BEGIN block gives you the opportunity to do something before you even start reading the file {action_B}. This is perfect for variable initialization or gathering data from another files that is needed for the current script.

Then, awk will run {action} for each line that matches /pattern/.

At the END awk will run {action_E}. Perfect to print the collected data.

Here is a summary of the awk workflow logic.

  $ awk ' BEGIN {action_B}     
         /pattern1/ {action1} 
         /pattern2/ {action2} 
         END {action_E}       
   ' file1 file2 ... fileN
Exercises
  • Can you add a header # metal | weight in ounces | date minted | country of origin | description for the output of the coins older than 1986? Use this shorter # header in the beginning, until you get it working.
  • What will happen if you do not provide file as input to the above exercise?

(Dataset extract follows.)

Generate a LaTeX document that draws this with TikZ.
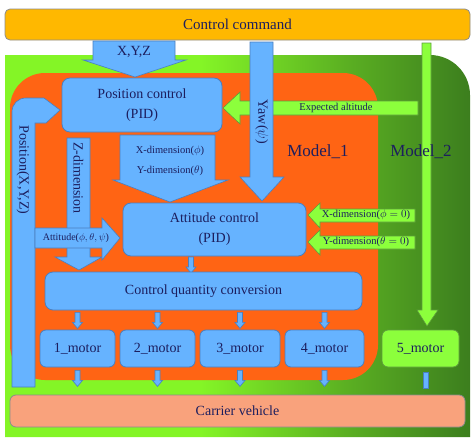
\documentclass[tikz,border=0pt]{standalone}
\usepackage{fontspec}
\setmainfont{Liberation Serif}
\usetikzlibrary{calc}
\definecolor{cmdyellow}{HTML}{FFB800}
\definecolor{cmdedge}{HTML}{8C8C8C}
\definecolor{skyb}{HTML}{66B3FF}
\definecolor{skyedge}{HTML}{4A7FC0}
\definecolor{orangem}{HTML}{FF6414}
\definecolor{limeg}{HTML}{84F526}
\definecolor{limearr}{HTML}{8CFF3C}
\definecolor{limeedge}{HTML}{5E9E3C}
\definecolor{midg}{HTML}{5AAE22}
\definecolor{darkg}{HTML}{3C7E1E}
\definecolor{carrierc}{HTML}{F9A27C}
\definecolor{navy}{HTML}{1C1E5E}
\pgfdeclarehorizontalshading{greenfade}{100bp}{color(0bp)=(limeg); color(46bp)=(limeg); color(62bp)=(midg); color(75bp)=(darkg); color(100bp)=(darkg)}
\tikzset{
  blk/.style={draw=skyedge, fill=skyb, rounded corners=8pt, line width=0.8pt, inner sep=0pt,
    text=navy, font=\fontsize{14}{20}\selectfont, align=center},
  motorblk/.style={blk, rounded corners=6pt, minimum height=37pt},
  bluearr/.style={draw=skyedge, fill=skyb, line width=0.6pt},
  limearrow/.style={draw=limeedge, fill=limearr, line width=0.6pt},
  lbl/.style={text=navy, inner sep=0pt, font=\fontsize{14}{17}\selectfont},
  smalllbl/.style={text=navy, inner sep=0pt, font=\fontsize{10.5}{12}\selectfont},
  tinyarr/.pic={\filldraw[bluearr] (-2.5,0) -- (2.5,0) -- (2.5,10) -- (5,10) -- (0,16) -- (-5,10) -- (-2.5,10) -- cycle;}
}
\begin{document}
\begin{tikzpicture}[x=1pt,y=-1pt]
\useasboundingbox (0,0) rectangle (474,442);
% regions of the two models
\shade[shading=greenfade] (5,437) -- (5,55) -- (430,55) .. controls (452,55) and (470,73) .. (470,95) -- (470,437) -- cycle;
\fill[orangem, rounded corners=35pt] (10,73) rectangle (378,380);
\node[lbl, font=\fontsize{17}{20}\selectfont] (model1) at (318,152) {Model\_1};

% command bar and inputs
\node[blk, draw=cmdedge, fill=cmdyellow, rounded corners=5pt, font=\fontsize{15}{17}\selectfont,
  minimum width=465pt, minimum height=31pt] (cmd) at (237.5,24.5) {Control command};
\filldraw[bluearr] (93,41) -- (175,41) -- (175,60) -- (186,60) -- (135,77) -- (83,60) -- (93,60) -- cycle;
\node[lbl] (xyz) at (134,52) {X,Y,Z};
\filldraw[limearrow] (418,101) -- (240,101) -- (240,92) -- (223,108) -- (240,124) -- (240,115) -- (418,115) -- cycle;
\node[smalllbl] (expalt) at (336,108) {Expected altitude};
\filldraw[bluearr] (250,42) -- (273,42) -- (273,177) -- (284,177) -- (262,201) -- (240,177) -- (250,177) -- cycle;
\node[lbl, rotate=-90] (yaw) at (262,122) {Yaw($\psi$)};
\filldraw[limearrow] (422,43) -- (431,43) -- (431,310) -- (438,310) -- (427,326) -- (417,310) -- (422,310) -- cycle;
\node[lbl, font=\fontsize{17}{20}\selectfont] (model2) at (421,152) {Model\_2};

% position loop
\node[blk, minimum width=160pt, minimum height=54pt] (pos) at (142,105) {Position control\\(PID)};
\filldraw[bluearr] (12,387) -- (12,112) .. controls (12,104) and (18,98) .. (26,98) -- (44,98) -- (60,110)
  -- (46,123) -- (35,123) -- (35,387) -- cycle;
\node[lbl, rotate=-90] (posfb) at (23,170) {Position(X,Y,Z)};
\filldraw[bluearr] (67,138) -- (90,138) -- (90,257) -- (102,257) -- (79,270) -- (55,257) -- (67,257) -- cycle;
\node[lbl, rotate=-90] (zdim) at (78.5,178) {Z-dimension};
\filldraw[bluearr] (120,135) -- (215,135) -- (215,180) -- (228,180) -- (170,202) -- (113,180) -- (120,180) -- cycle;
\node[smalllbl] (xdim) at (170,151) {X-dimension($\phi$)};
\node[smalllbl] (ydim) at (170,171) {Y-dimension($\theta$)};
\filldraw[bluearr] (35,228) -- (102,228) -- (102,218) -- (120,238) -- (102,260) -- (102,248) -- (35,248) -- cycle;
\node[smalllbl, font=\fontsize{10}{12}\selectfont] (attin) at (76,238) {Attitude($\phi,\theta,\psi$)};

% attitude loop
\node[blk, minimum width=183pt, minimum height=53pt] (att) at (214.5,229.5) {Attitude control\\(PID)};
\filldraw[limearrow] (415,209) -- (320,209) -- (320,203) -- (308,215) -- (320,228) -- (320,222) -- (415,222) -- cycle;
\node[smalllbl] (xzero) at (366,215) {X-dimension($\phi=0$)};
\filldraw[limearrow] (415,236) -- (320,236) -- (320,230) -- (308,242) -- (320,255) -- (320,249) -- (415,249) -- cycle;
\node[smalllbl] (yzero) at (366,242) {Y-dimension($\theta=0$)};
\pic at (191,257) {tinyarr};

% conversion and motors
\node[blk, minimum width=317pt, minimum height=38pt] (conv) at (203.5,291) {Control quantity conversion};
\node[motorblk, minimum width=75pt] (m1) at (77.5,348.5) {1\_motor};
\node[motorblk, minimum width=75pt] (m2) at (157.5,348.5) {2\_motor};
\node[motorblk, minimum width=80pt] (m3) at (240,348.5) {3\_motor};
\node[motorblk, minimum width=79pt] (m4) at (324.5,348.5) {4\_motor};
\node[motorblk, draw=limeedge, fill=limearr, minimum width=77pt] (m5) at (420.5,348.5) {5\_motor};
\foreach \m in {m1,m2,m3,m4}{
  \pic at ($(conv.south -| \m.north)+(0,2)$) {tinyarr};
  \pic at ($(\m.south)+(0,3)$) {tinyarr};
}
\filldraw[bluearr] (423,372) rectangle (428,388);

% carrier
\node[blk, draw=cmdedge, fill=carrierc, rounded corners=6pt, minimum width=455pt, minimum height=32pt] (carrier) at (237.5,411) {Carrier vehicle};
\end{tikzpicture}
\end{document}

And here is the teaser ;-). Perhaps I am not very familiar with grep but here is a simple example that is rather tricky to do with grep.

1 2 4 3 5 6
5 3 5 6 8 2
4 3 1 5 7 8
2 5 6 1 9 0
1 4 5 6 7 8

Remove all lines that contain "2" and "3" in any order. These lines are 1 and 2.

Possible way to do it:

$ grep -v "2.*3\|3.*2" numbers.dat

which will grep for the two possible combinations when "2" is before "3" and the opposite case. This works but already presents us with the problem. What happens if we search for more than two matches? One neds to permutate all the possible configurations...

Here is how can be done with awk.

$ awk '!(/2/ && /3/) {print $0}' numbers.dat 

!(/2/ && /3/) let's decrypt the matching rule. && stands for "and" ! negates the logical result

(/2/ && /3/) matches any line that contains 2 and 3, then ! negates the result- line that does not contain them - if so, print them.

Awk has a bit more elaborate matching capabilities, not mentioning the ability of arithmetical operations in the matching criteria expressions.